Le buche stradali sono un grosso problema che, specialmente nei periodi di pioggia e neve, interessa tutte le strade.
Sarà capitato a tutti, infatti, di trovare sulle proprie strade qualche buca, più o meno profonda.
A parte il fastidio di sobbalzare ad ogni buca, il problema è che dall’incontro con le buche stradali possono derivare dei danni.
Chi risarcisce i danni causati dalle buche stradali?
La questione è sempre stata difficile.
A seconda della strada sulla quale ci si trova, infatti, si può avere un responsabile diverso: il Comune, la Provincia, la società che gestisce l’autostrada.
Una volta individuato il soggetto competente, poi, bisogna riuscire ad ottenere da questo il risarcimento.
In linea teorica, la questione sembra agevolmente risolta dalla legge.
L’art. 2051 c.c., infatti, prevede che “ciascuno è responsabile del danno cagionato dalle cose che ha in custodia“.
Le nostre strade sono “custodite” generalmente dalle amministrazioni pubbliche, che quindi sarebbero tenute automaticamente a risarcire i danni.
Tuttavia, sempre l’art. 2051 c.c precisa che il custode può liberarsi dalla responsabilità se “prova il caso fortuito”.
Nel caso delle buche stradali, quindi, nessuna responsabilità per l’amministrazione se prova il caso fortuito, cioè il verificarsi di un evento imprevedibile.
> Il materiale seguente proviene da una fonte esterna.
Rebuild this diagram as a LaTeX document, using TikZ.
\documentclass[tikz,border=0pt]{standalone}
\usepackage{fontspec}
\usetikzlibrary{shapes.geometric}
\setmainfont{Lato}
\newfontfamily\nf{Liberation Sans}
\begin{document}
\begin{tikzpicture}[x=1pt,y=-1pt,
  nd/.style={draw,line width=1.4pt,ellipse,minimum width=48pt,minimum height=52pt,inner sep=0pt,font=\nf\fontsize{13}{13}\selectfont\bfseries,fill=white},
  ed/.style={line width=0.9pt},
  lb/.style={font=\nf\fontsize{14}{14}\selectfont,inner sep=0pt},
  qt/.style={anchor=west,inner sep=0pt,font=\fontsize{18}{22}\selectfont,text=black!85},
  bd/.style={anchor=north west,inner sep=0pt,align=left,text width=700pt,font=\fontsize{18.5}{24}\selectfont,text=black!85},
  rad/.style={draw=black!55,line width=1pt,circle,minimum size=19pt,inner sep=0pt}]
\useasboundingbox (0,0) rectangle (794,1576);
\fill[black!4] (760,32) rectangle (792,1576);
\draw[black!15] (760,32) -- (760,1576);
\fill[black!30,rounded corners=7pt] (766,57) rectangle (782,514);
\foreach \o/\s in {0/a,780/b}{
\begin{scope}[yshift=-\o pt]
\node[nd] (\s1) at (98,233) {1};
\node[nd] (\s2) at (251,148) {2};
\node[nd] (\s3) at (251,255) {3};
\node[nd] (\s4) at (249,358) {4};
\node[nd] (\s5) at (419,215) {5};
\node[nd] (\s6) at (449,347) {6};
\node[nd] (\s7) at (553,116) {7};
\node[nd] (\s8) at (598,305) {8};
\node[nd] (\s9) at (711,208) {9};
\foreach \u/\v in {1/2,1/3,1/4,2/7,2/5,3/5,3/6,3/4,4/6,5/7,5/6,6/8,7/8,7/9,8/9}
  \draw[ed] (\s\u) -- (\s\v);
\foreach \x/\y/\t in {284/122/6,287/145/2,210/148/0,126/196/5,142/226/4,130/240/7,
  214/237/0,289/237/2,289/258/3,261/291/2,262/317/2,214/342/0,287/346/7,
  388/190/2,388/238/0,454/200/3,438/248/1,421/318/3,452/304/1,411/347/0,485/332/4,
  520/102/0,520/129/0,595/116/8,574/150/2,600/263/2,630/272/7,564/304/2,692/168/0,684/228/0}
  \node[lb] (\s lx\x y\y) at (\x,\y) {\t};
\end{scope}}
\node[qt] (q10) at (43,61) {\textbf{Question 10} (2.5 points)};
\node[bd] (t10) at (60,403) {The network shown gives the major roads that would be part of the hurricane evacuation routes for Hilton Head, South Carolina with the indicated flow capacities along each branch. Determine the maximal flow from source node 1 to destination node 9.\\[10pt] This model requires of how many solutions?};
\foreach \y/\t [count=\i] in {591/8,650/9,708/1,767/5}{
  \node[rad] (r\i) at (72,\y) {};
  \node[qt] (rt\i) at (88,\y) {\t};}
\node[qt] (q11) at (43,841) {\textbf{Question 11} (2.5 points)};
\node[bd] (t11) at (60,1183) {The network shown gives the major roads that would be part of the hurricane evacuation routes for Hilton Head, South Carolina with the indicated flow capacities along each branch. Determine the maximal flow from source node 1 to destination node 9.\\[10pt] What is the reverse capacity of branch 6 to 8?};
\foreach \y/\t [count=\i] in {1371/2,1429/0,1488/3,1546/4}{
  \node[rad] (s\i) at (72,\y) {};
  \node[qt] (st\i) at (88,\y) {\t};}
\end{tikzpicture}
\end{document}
Questa la questione esaminata dalla Suprema Corte e decisa con l’ordinanza n. 6034/18.
Il caso riguardava la richiesta di risarcimento formulata da un ciclista all’amministrazione per le lesioni riportate dopo una caduta dalla bicicletta a causa dell’omessa manutenzione stradale.
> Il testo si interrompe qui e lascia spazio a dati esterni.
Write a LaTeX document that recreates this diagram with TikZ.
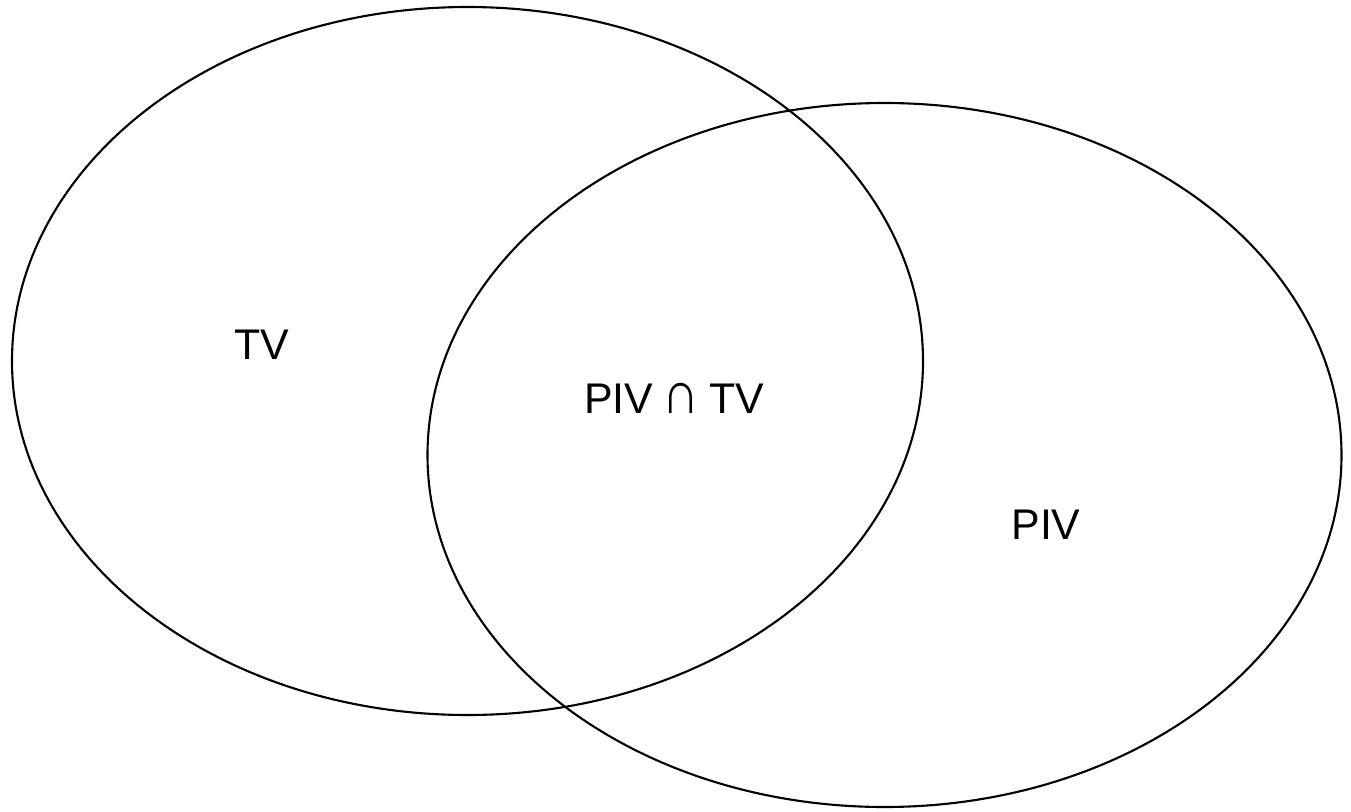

La corte d’Appello si era pronunciata stabilendo che vi fosse un concorso di colpa fra il Comune ed il ciclista danneggiato.
Il Comune contesta la decisione presentando un ricorso in Cassazione e chiedendo che venga pronunciata l’esclusiva responsabilità del ciclista.
A fondamento della propria richiesta il Comune afferma che se il ciclista avesse prestato la dovuta attenzione e prudenza, ciò gli avrebbero consentito di vedere le buche stradali ed attuare le manovra necessarie per evitarle.
Nel pronunciarsi, la Cassazione richiama principi di diritto già dalla stessa esposti in precedenti decisioni.
In particolare, la Corte sottolinea che bisogna considerare il consolidato principio secondo cui l’ente proprietario di una strada aperta al pubblico transito si presume responsabile, ai sensi dell’art. 2051 c.c., dei sinistri riconducibili alle situazioni di pericolo connesse in modo immanente alla struttura o alle pertinenze della strada stessa, indipendentemente dalla sua estensione.
Ed ancora, ricorda che il criterio di imputazione della responsabilità in capo al custode della cosa per i danni da questa cagionati (ex art. 2051 c.c.) prescinde da qualunque connotato di colpa, sicché incombe al danneggiato allegare, dandone la prova, il rapporto causale tra la cosa e l’evento dannoso, indipendentemente dalla pericolosità o meno o dalle caratteristiche intrinseche della prima.
Tra i principi di diritto richiamati dalla Corte anche il seguente:
“nella categoria delle cause di esclusione della responsabilità oggettiva per danno da cose, la condotta del danneggiato – che entri in interazione con queste – si atteggia diversamente a seconda del grado di incidenza causale sull’evento dannoso (…) fino a rendere possibile che detto comportamento interrompa il nesso eziologico tra fatto ed evento dannoso“.
Responsabilità del Comune, ma non solo
In conclusione, la Cassazione conferma la pronuncia della Corte d’Appello, rilevando che la stessa è conforme ai principi già espressi dalla Suprema Corte.
In questo caso, quindi, il Comune è tenuto a risarcire al ciclista i danni da questo subiti, ma solo parzialmente, essendo ravvisabile responsabilità non solo in capo all’ente, ma anche in capo al ciclista.
Come detto, la questione è particolare ed è necessario valutare caso per caso.